GORDON, Sir Robert, 4th Bt. (1696-1772), of Gordonstown, Moray.

Published in The History of Parliament: the House of Commons 1715-1754, ed. R. Sedgwick, 1970
Available from Boydell and Brewer

Constituency

Dates

1715 - 1722

Family and Education

b. 1696, 1st s. of Sir Robert Gordon, 3rd Bt., M.P. [S], of Gordonstown by his 2nd w. Elizabeth, da. of Sir William Dunbar, 1st Bt., M.P. [S], of Hempriggs, Caithness. m. 26 Apr. 1734, Agnes, 1st da. of Sir William Maxwell, 4th Bt., of Calderwood, Lanark, 4s. 1da. suc. fa.
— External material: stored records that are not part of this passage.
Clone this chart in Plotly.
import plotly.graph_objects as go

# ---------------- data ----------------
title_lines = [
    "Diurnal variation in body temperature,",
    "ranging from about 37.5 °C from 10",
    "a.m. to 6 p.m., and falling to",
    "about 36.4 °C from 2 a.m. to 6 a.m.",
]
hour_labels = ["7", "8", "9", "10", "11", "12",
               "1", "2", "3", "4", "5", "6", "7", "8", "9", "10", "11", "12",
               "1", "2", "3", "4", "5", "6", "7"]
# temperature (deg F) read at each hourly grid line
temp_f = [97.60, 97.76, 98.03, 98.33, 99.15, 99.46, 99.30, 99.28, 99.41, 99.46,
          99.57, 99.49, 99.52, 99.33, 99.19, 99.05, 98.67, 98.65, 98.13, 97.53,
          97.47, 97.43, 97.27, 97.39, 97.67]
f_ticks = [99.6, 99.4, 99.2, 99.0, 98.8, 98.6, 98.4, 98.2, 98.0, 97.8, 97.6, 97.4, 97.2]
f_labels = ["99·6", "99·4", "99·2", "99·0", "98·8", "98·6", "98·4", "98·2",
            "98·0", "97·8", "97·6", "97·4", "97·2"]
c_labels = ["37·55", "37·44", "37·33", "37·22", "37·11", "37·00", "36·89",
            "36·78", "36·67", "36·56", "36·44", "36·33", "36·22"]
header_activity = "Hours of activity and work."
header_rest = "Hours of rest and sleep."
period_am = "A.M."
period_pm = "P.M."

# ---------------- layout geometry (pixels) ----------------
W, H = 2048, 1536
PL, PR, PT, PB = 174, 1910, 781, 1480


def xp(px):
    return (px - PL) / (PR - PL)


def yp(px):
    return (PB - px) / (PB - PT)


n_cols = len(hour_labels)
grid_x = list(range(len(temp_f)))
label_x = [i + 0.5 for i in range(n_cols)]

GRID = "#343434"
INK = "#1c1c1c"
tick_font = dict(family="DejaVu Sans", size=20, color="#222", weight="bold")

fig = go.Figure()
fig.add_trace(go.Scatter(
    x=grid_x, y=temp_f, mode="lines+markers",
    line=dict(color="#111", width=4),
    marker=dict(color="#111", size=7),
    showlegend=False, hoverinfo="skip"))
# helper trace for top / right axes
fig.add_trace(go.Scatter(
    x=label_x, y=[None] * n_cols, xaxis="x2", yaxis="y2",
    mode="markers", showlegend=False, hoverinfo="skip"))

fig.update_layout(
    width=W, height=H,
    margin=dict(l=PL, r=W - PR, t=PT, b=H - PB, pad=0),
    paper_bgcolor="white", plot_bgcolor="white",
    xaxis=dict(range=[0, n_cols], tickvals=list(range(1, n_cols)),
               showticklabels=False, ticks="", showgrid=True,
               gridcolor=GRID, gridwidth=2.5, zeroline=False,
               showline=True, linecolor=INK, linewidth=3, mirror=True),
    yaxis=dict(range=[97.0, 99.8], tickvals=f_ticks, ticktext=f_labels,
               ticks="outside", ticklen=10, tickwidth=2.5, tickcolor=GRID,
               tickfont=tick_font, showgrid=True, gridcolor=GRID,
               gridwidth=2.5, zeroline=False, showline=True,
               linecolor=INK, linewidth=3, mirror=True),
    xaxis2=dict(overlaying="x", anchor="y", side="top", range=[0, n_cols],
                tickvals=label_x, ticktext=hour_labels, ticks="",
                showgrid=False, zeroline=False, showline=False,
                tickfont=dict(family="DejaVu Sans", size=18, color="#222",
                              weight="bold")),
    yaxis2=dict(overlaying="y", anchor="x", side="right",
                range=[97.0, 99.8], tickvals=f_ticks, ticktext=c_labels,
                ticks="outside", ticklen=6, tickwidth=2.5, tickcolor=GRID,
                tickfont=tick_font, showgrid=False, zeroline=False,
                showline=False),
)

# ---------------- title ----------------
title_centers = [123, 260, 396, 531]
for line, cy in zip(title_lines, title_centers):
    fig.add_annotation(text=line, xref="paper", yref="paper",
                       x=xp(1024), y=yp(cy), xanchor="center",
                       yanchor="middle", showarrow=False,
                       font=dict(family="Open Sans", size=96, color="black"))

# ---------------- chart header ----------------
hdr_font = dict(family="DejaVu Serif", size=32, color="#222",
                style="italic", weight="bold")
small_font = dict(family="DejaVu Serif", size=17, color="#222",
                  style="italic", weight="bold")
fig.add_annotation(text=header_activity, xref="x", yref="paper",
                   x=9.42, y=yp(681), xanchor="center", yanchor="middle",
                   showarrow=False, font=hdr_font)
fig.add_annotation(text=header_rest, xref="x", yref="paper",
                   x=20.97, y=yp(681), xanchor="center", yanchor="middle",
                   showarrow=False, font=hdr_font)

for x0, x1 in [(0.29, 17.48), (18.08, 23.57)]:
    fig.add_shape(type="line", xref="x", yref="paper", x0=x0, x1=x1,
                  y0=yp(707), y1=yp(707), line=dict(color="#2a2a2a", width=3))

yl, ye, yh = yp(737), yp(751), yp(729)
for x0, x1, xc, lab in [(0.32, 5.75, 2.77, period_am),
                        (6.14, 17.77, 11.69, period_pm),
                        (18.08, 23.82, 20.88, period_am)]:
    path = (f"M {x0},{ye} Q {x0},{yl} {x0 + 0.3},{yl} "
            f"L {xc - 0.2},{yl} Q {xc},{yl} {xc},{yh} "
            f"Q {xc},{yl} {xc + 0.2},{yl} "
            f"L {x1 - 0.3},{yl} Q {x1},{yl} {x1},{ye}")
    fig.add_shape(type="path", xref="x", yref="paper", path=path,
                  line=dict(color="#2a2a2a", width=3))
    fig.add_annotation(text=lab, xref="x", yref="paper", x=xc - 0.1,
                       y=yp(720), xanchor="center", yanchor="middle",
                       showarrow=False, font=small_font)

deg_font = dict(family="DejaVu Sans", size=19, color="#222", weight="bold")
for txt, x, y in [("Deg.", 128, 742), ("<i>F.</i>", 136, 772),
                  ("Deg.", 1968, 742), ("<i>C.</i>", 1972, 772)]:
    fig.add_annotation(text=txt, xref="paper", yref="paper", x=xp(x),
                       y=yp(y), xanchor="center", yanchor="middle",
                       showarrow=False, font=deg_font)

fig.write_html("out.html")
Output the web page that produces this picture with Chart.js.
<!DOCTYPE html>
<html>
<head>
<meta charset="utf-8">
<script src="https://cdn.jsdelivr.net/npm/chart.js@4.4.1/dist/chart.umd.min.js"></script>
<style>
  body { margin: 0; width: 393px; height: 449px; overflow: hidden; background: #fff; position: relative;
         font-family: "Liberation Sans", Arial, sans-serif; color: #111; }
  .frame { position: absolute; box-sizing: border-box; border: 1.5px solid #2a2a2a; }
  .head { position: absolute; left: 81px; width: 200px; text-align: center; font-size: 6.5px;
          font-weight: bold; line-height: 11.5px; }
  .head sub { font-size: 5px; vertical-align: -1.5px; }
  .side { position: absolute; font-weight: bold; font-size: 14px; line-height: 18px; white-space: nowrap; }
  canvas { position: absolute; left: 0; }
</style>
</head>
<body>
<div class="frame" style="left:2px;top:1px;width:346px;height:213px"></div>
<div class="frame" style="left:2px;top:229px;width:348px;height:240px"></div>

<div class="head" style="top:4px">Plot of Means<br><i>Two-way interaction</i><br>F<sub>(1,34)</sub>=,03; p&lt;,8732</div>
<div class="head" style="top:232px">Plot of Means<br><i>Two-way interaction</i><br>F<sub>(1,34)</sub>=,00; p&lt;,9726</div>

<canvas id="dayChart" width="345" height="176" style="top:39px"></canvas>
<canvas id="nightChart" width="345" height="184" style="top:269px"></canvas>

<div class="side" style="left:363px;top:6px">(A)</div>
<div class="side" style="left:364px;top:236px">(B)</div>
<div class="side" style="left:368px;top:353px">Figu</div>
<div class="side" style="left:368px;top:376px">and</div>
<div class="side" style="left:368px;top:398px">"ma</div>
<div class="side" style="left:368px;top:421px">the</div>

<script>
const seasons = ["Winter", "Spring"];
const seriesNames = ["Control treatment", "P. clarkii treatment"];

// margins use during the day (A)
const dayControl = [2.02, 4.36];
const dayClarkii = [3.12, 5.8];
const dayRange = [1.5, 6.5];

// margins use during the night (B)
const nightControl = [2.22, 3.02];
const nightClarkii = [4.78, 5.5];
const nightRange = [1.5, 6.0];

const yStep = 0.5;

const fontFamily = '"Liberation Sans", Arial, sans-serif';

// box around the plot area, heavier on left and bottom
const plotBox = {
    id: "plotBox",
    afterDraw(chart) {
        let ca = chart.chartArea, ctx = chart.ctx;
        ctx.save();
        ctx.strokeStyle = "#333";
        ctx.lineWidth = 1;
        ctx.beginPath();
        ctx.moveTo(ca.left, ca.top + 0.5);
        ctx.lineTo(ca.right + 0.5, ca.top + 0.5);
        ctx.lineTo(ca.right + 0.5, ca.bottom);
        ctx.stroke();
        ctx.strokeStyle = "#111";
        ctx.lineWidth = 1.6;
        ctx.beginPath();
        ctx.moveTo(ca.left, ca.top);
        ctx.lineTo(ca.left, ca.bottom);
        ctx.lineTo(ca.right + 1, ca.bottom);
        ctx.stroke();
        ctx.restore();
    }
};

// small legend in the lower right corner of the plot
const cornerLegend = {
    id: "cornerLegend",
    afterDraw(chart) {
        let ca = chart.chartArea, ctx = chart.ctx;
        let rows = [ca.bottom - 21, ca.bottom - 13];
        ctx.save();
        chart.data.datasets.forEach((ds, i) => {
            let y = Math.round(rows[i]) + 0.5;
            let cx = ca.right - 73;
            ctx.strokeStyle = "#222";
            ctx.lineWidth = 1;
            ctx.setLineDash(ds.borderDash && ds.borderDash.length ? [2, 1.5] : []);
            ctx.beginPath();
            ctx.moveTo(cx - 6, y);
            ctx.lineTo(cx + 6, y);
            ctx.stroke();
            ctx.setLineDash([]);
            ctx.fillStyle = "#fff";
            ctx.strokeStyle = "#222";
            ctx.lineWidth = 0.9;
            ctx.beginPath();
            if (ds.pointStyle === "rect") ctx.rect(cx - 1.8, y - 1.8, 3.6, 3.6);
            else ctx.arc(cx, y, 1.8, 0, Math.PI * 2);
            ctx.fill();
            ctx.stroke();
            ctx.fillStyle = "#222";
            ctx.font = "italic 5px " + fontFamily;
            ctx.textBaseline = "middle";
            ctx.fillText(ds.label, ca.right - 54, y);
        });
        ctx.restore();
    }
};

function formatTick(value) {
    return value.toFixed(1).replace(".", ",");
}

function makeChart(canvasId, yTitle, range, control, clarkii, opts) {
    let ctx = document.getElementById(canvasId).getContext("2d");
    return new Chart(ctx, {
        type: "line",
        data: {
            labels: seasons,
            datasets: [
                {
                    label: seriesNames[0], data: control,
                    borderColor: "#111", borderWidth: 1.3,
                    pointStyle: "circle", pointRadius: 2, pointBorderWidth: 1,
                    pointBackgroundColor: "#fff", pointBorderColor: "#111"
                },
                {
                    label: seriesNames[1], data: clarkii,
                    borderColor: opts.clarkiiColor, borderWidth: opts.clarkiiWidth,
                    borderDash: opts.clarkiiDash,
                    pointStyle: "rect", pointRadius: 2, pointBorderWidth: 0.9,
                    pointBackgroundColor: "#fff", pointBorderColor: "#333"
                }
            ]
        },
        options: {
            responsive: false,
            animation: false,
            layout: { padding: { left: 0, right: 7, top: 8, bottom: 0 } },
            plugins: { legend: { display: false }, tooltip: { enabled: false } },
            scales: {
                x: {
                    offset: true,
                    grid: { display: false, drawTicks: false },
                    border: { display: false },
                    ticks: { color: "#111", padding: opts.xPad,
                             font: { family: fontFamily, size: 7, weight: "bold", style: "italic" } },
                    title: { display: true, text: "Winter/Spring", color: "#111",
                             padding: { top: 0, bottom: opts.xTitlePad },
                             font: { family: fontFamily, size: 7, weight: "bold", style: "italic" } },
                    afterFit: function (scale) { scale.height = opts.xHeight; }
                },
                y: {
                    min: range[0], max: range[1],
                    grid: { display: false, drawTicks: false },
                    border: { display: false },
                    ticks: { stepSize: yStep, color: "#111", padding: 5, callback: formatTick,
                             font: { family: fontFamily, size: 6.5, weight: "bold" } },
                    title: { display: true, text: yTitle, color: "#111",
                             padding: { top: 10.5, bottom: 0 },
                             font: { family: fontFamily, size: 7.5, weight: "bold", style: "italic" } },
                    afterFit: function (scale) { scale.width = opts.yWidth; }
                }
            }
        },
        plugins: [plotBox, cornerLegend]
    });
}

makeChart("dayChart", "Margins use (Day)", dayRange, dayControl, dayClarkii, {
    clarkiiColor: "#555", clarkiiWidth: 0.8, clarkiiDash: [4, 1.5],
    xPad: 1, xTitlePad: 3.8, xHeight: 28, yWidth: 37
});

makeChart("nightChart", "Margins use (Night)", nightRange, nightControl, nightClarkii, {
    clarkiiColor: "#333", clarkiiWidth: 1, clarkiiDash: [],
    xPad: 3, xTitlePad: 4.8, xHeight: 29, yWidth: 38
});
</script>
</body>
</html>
Sept. or Oct. 1704.

Offices Held

Biography

The Gordons of Gordonstown, the premier baronets of Scotland, were descended from a younger son of the 12th Earl of Sutherland. Sir Robert Gordon’s mother married, secondly, James Sutherland, afterwards Dunbar, M.P. Caithness 1710-13, who was created a baronet in 1706 and succeeded to the estate of Hempriggs. Gordon’s sister married John Forbes of Culloden, the brother of Duncan Forbes, lord president of the court of session. In spite of being a minor he was brought into Parliament for Caithness in 1715 by John Sinclair of Ulbster, the hereditary sheriff. Though classed as a Whig, he joined the Earl of Mar during the Fifteen, when he was present at Sheriffmuir, described by the Master of Sinclair as ‘a young man of 19 years old, of great fire, courage and good sense, and with whom I choosed to take lodging in Perth’. After the battle he made his peace through the Duke of Argyll, by whose good offices he escaped all punishment.1 In 1719 he was listed as ‘against’ the peerage bill by Sunderland, and by Craggs as to be approached through Argyll, but no parliamentary votes of his have been recorded, nor did he stand again. He enjoyed considerable notoriety locally for cruelty to his tenants, it being alleged that on one occasion he imprisoned an old woman ‘for taking a head of a ling out of the midden’ because ‘it was good for curing the gout’.2 On the death of the 18th Earl of Sutherland in 1766 he claimed that earldom, with the estates, as heir male of the 12th Earl, but his claim was disallowed in 1771 by the House of Lords in favour of the heir of line. He died 8 Jan. 1772.

Ref Volumes: 1715-1754

Author: J. M. Simpson

Notes

  • 1. John, Master of Sinclair, Mems. of the Insurrection in Scotland in 1715 (Abbotsford Club), 142, 264, 270, 326-8; R. Young, Annals of the Parish and Burgh of Elgin, 169 seq.
  • 2. Constance F. Gordon-Cumming, Memories, 95-98.